In a corner of Sherborne Cemetery stands a gravestone. It is dedicated to 20023 Private S Sansom of the Dorsetshire Regiment. He died on 31st March 1921, aged 27 years.
Searching just on a surname doesn’t turn up a great deal, even for one as seemingly uncommon as Sansom.
My default first sites for this research are the Commonwealth War Graves Commission and Find A Grave. Both sites, however, list the soldier’s name as Sanson, even though the stone clearly says Sansom.
The FAG site provides no other information, although the CWGC page does name the soldier’s father, Thomas Sanson of Sherborne. Again, an Ancestry search does not bring anyone by that name in Dorset.

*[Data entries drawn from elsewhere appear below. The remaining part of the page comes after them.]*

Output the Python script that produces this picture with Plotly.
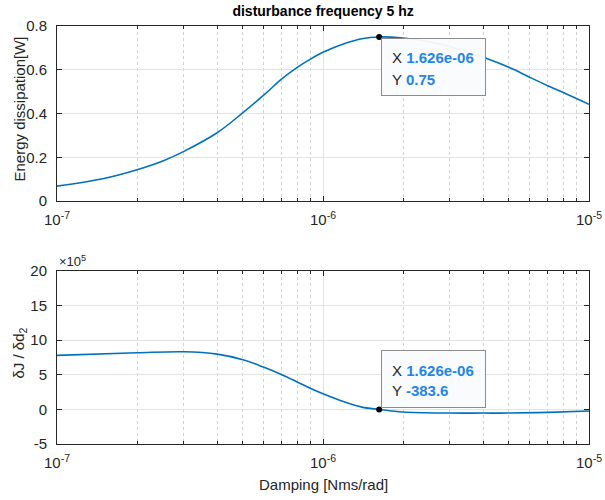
import math
import plotly.graph_objects as go
from plotly.subplots import make_subplots

# Damping values [Nms/rad]
damping = [1e-7, 1.5e-7, 2e-7, 2.5e-7, 3e-7, 4e-7, 5e-7, 6e-7, 7e-7, 8e-7, 9e-7, 1e-6,
           1.2e-6, 1.4e-6, 1.626e-6, 2e-6, 2.5e-6, 3e-6, 3.5e-6, 4.08e-6,
           5e-6, 6e-6, 7e-6, 8e-6, 1e-5]

# Energy dissipation [W]
energy = [0.068, 0.103, 0.143, 0.183, 0.227, 0.312, 0.404, 0.485, 0.558, 0.611, 0.650, 0.680,
          0.719, 0.742, 0.750, 0.745, 0.728, 0.706, 0.680, 0.654,
          0.611, 0.565, 0.527, 0.496, 0.442]

# Gradient dJ/dd2
damping_g = [1e-7, 2e-7, 3e-7, 4e-7, 5e-7, 6e-7, 7e-7, 8e-7, 9e-7, 1e-6,
             1.2e-6, 1.4e-6, 1.626e-6, 2e-6, 3e-6, 4e-6, 5e-6, 7e-6, 1e-5]
gradient = [7.8e5, 8.18e5, 8.33e5, 7.99e5, 7.18e5, 6.08e5, 5.02e5, 3.97e5, 3.01e5, 2.25e5,
            1.10e5, 0.33e5, -383.6, -0.38e5, -0.53e5, -0.53e5, -0.53e5, -0.43e5, -0.24e5]

# Data tips
tip_x = 1.626e-6
tip_energy = 0.75
tip_gradient = -383.6

x_major = [1e-7, 1e-6, 1e-5]
x_major_text = ["10<sup>-7</sup>", "10<sup>-6</sup>", "10<sup>-5</sup>"]
x_minor = [m * d for d in (1e-7, 1e-6) for m in range(2, 10)]

y1_ticks = [0, 0.2, 0.4, 0.6, 0.8]
y1_text = ["0", "0.2", "0.4", "0.6", "0.8"]
y2_ticks = [-5e5, 0, 5e5, 10e5, 15e5, 20e5]
y2_text = ["-5", "0", "5", "10", "15", "20"]

LINE = "#0072BD"
AX = "#262626"
GRID = "#e3e3e3"
MINOR = "#d2d2d2"
TIPBLUE = "#1f86e6"
FONT = "Liberation Sans, Arial, sans-serif"

TOP_DOMAIN = [0.5813, 1.0]
BOTTOM_DOMAIN = [0.0, 0.4139]

fig = make_subplots(rows=2, cols=1, vertical_spacing=0.0)

fig.add_trace(go.Scatter(x=damping, y=energy, mode="lines",
                         line=dict(color=LINE, width=1.6, shape="spline", smoothing=1.0),
                         showlegend=False), row=1, col=1)
fig.add_trace(go.Scatter(x=damping_g, y=gradient, mode="lines",
                         line=dict(color=LINE, width=1.6, shape="spline", smoothing=1.0),
                         showlegend=False), row=2, col=1)

fig.add_trace(go.Scatter(x=[tip_x], y=[tip_energy], mode="markers",
                         marker=dict(color="black", size=6), showlegend=False), row=1, col=1)
fig.add_trace(go.Scatter(x=[tip_x], y=[tip_gradient], mode="markers",
                         marker=dict(color="black", size=6), showlegend=False), row=2, col=1)

fig.update_xaxes(
    type="log", range=[-7, -5], tickvals=x_major, ticktext=x_major_text,
    ticks="inside", ticklen=5, tickcolor=AX, showline=True, linecolor=AX, linewidth=1,
    mirror="ticks", showgrid=True, gridcolor=GRID, gridwidth=1, zeroline=False,
    automargin=False, ticklabelstandoff=5,
    tickfont=dict(size=15, color=AX, family=FONT),
    minor=dict(tickvals=x_minor, ticks="inside", ticklen=3, tickcolor=AX,
               showgrid=True, gridcolor=MINOR, griddash="dot", gridwidth=1),
)

fig.update_yaxes(
    ticks="inside", ticklen=5, tickcolor=AX, showline=True, linecolor=AX, linewidth=1,
    mirror="ticks", showgrid=True, gridcolor=GRID, gridwidth=1, zeroline=False,
    automargin=False, ticklabelstandoff=6,
    tickfont=dict(size=15, color=AX, family=FONT),
)
fig.update_yaxes(range=[0, 0.8], tickvals=y1_ticks, ticktext=y1_text, row=1, col=1)
fig.update_yaxes(range=[-5e5, 20e5], tickvals=y2_ticks, ticktext=y2_text, row=2, col=1)

fig.update_layout(
    width=605, height=500,
    margin=dict(l=57, r=16, t=26, b=56),
    plot_bgcolor="white", paper_bgcolor="white",
    yaxis=dict(domain=TOP_DOMAIN),
    yaxis2=dict(domain=BOTTOM_DOMAIN),
    title=dict(text="<b>disturbance frequency 5 hz</b>", x=0.534, xanchor="center",
               y=0.978, yanchor="middle", font=dict(size=14, color="black", family=FONT)),
    font=dict(family=FONT, color=AX),
)

# axis titles
label_font = dict(size=15, color=AX, family=FONT)
fig.add_annotation(text="Energy dissipation[W]", xref="paper", yref="paper",
                   x=-0.071, y=sum(TOP_DOMAIN) / 2 + 0.01, textangle=-90,
                   xanchor="center", yanchor="middle", showarrow=False, font=label_font)
fig.add_annotation(text="δJ / δd<sub>2</sub>", xref="paper", yref="paper",
                   x=-0.071, y=sum(BOTTOM_DOMAIN) / 2 + 0.01, textangle=-90,
                   xanchor="center", yanchor="middle", showarrow=False, font=label_font)
fig.add_annotation(text="Damping [Nms/rad]", xref="paper", yref="paper",
                   x=0.5, y=-0.096, xanchor="center", yanchor="middle",
                   showarrow=False, font=label_font)

# scale factor label for the lower axes
fig.add_annotation(text="×10<sup>5</sup>", xref="paper", yref="paper", x=0.0, y=BOTTOM_DOMAIN[1],
                   xanchor="left", yanchor="bottom", showarrow=False,
                   font=dict(size=13, color=AX, family=FONT))


def add_datatip(xref, yref, xv, yv, ylabel, above):
    lx = math.log10(xv)
    box_anchor = "bottom" if above else "top"
    box_shift = 1 if above else -1
    fig.add_annotation(x=lx, y=yv, xref=xref, yref=yref, text=" ", showarrow=False,
                       xanchor="left", yanchor=box_anchor, xshift=2, yshift=box_shift,
                       width=103, height=56, bgcolor="rgba(250,251,253,0.95)",
                       bordercolor="#8c8c8c", borderwidth=1, borderpad=0)
    lines = [("X", f"{xv:.3e}"), ("Y", ylabel)]
    offsets = [39, 19] if above else [-21, -43]
    for (k, v), dy in zip(lines, offsets):
        fig.add_annotation(x=lx, y=yv, xref=xref, yref=yref,
                           text=f"<span style='color:{AX}'>{k}</span> <b style='color:{TIPBLUE}'>{v}</b>",
                           showarrow=False, xanchor="left", yanchor="middle",
                           xshift=11, yshift=dy, font=dict(size=15, family=FONT))


add_datatip("x", "y", tip_x, tip_energy, f"{tip_energy:g}", above=False)
add_datatip("x2", "y2", tip_x, tip_gradient, f"{tip_gradient:g}", above=True)

fig.write_html("out.html")
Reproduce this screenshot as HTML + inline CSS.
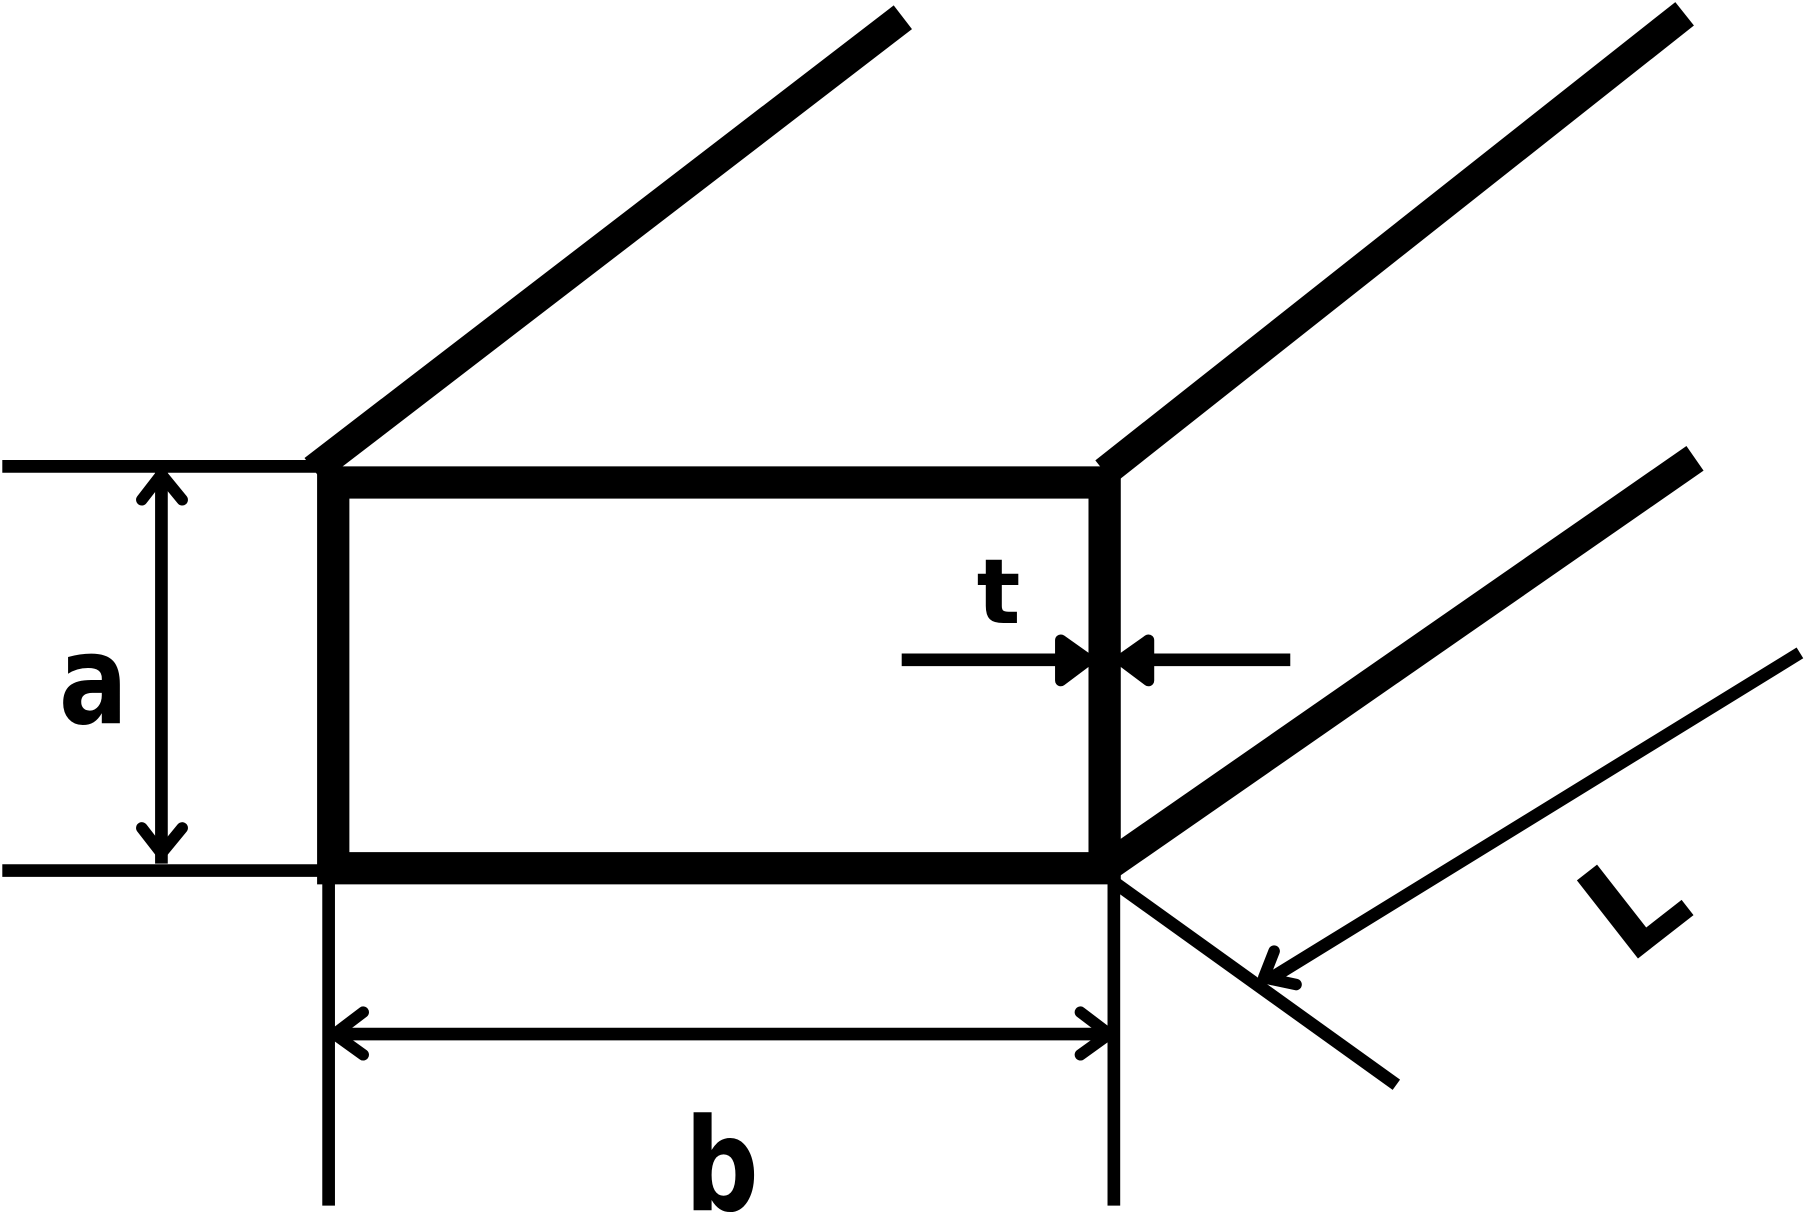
<!DOCTYPE html>
<html><head><meta charset="utf-8"><style>
html,body{margin:0;padding:0;background:#fff;width:1808px;height:1216px;overflow:hidden}
svg{display:block}
text{font-family:"DejaVu Sans","Liberation Sans",sans-serif;font-weight:bold;fill:#000}
</style></head><body>
<svg width="1808" height="1216" viewBox="0 0 1568 1056" preserveAspectRatio="none" xmlns="http://www.w3.org/2000/svg">
<g stroke="#000" fill="none" stroke-linecap="butt">
<line x1="272" y1="408" x2="783" y2="15" stroke-width="26"/>
<line x1="958" y1="410" x2="1461" y2="12" stroke-width="26"/>
<line x1="958" y1="754" x2="1470" y2="398" stroke-width="26"/>
<rect x="289" y="419" width="669" height="335" stroke-width="28"/>
<g stroke-width="11">
<line x1="2" y1="405" x2="276" y2="405"/>
<line x1="2" y1="756" x2="276" y2="756"/>
<line x1="140" y1="410" x2="140" y2="750"/>
<line x1="285" y1="764" x2="285" y2="1047"/>
<line x1="966" y1="764" x2="966" y2="1047"/>
<line x1="290" y1="898" x2="960" y2="898"/>
<line x1="782" y1="573" x2="1119" y2="573"/>
<line x1="966" y1="766" x2="1211" y2="942"/>
<line x1="1561" y1="567" x2="1100" y2="851"/>
</g>
<g stroke-width="10" stroke-linecap="round" stroke-linejoin="round">
<polyline points="123,434 140,412 158,434"/>
<polyline points="123,719 140,741 158,719"/>
<polyline points="315,879 290,898 315,916"/>
<polyline points="937,879 962,898 937,916"/>
<polyline points="1105,826 1096,849 1124,855"/>
</g>
<g stroke-width="10" stroke-linejoin="round" fill="#000">
<polygon points="920,556 944,573 920,591"/>
<polygon points="996,556 972,573 996,591"/>
</g>
</g>
<text x="51" y="628" font-size="108" textLength="60" lengthAdjust="spacingAndGlyphs">a</text>
<text x="594" y="1051" font-size="112" textLength="64" lengthAdjust="spacingAndGlyphs">b</text>
<text x="847" y="541" font-size="78" textLength="38" lengthAdjust="spacingAndGlyphs">t</text>
<text x="0" y="0" font-size="118" transform="translate(1412,839) rotate(-38)">L</text>
</svg>
</body></html>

My next option is usually the British Newspaper Archive; no Sansons are recorded, but the surname Sansom does turn up just after the date on the stone:
Mrs Sansom desires to thank all friends who have expressed sympathy with her in the sad bereavement she has sustained by the death of her husband.Western Gazette: Friday 22nd April 1921
Nothing conclusive, but it did suggest that Sansom may be the correct spelling.
Back on Ancestry, Thomas Sansom doesn’t turn up anything, but a random check on the surname and specific date of death did show a few family trees for a Stanley Sansom, born in 1892. Again nothing conclusive here, particularly as none of the trees include any military records or spouses, but there was enough information to collate an overview of his life.
Stanley Sansom was born in September 1892 in Sherborne. He was one of six children to Thomas Sansom, a glove cutter, and his wife Jane.
The cloth business was a large employed in the Dorset town, and after leaving school, Stanley became an apprentice tailor.
There don’t appear to be any records of Private Sansom’s military service. However, he enlisted in the Dorsetshire Regiment, and his Service Number identifies that he served in the 1st/4th Battalion.
According to the Dorsetshire Regiment records, this battalion sailed for India on 9th October 1914, so Private Sansom must have enlisted at the outbreak of hostilities.
After a year’s training, his battalion moved to the Eastern Front, where soldiers saw action against the Turks in what is now Iraq. From what records there are, it can only be assumed that Private Sansom survived the war pretty much unscathed and returned to England in 1918 to be demobbed.
There is no record of Stanley marrying, so whether the Western Gazette’s article relates to him, or to another Sherborne Sansom is unclear.
All that can be confirmed is that Private Stanley Sansom died on 31st March 1921, aged 27.
He lies at rest in the cemetery of his home town in Dorset.
As I was writing this post, I happened to notice an additional inscription at the bottom of Stanley’s gravestone:
Also of Private J Sansom, Dorsetshire Regiment. Died at Basra June 1916
Stanley had a younger brother, Jack, who also enlisted in the 1st/4th Battalion. The brothers were shipped to India and Mesopotamia together; while Stanley came home, Jack died in battle and is buried in Basra War Cemetery. He was just 20 years old.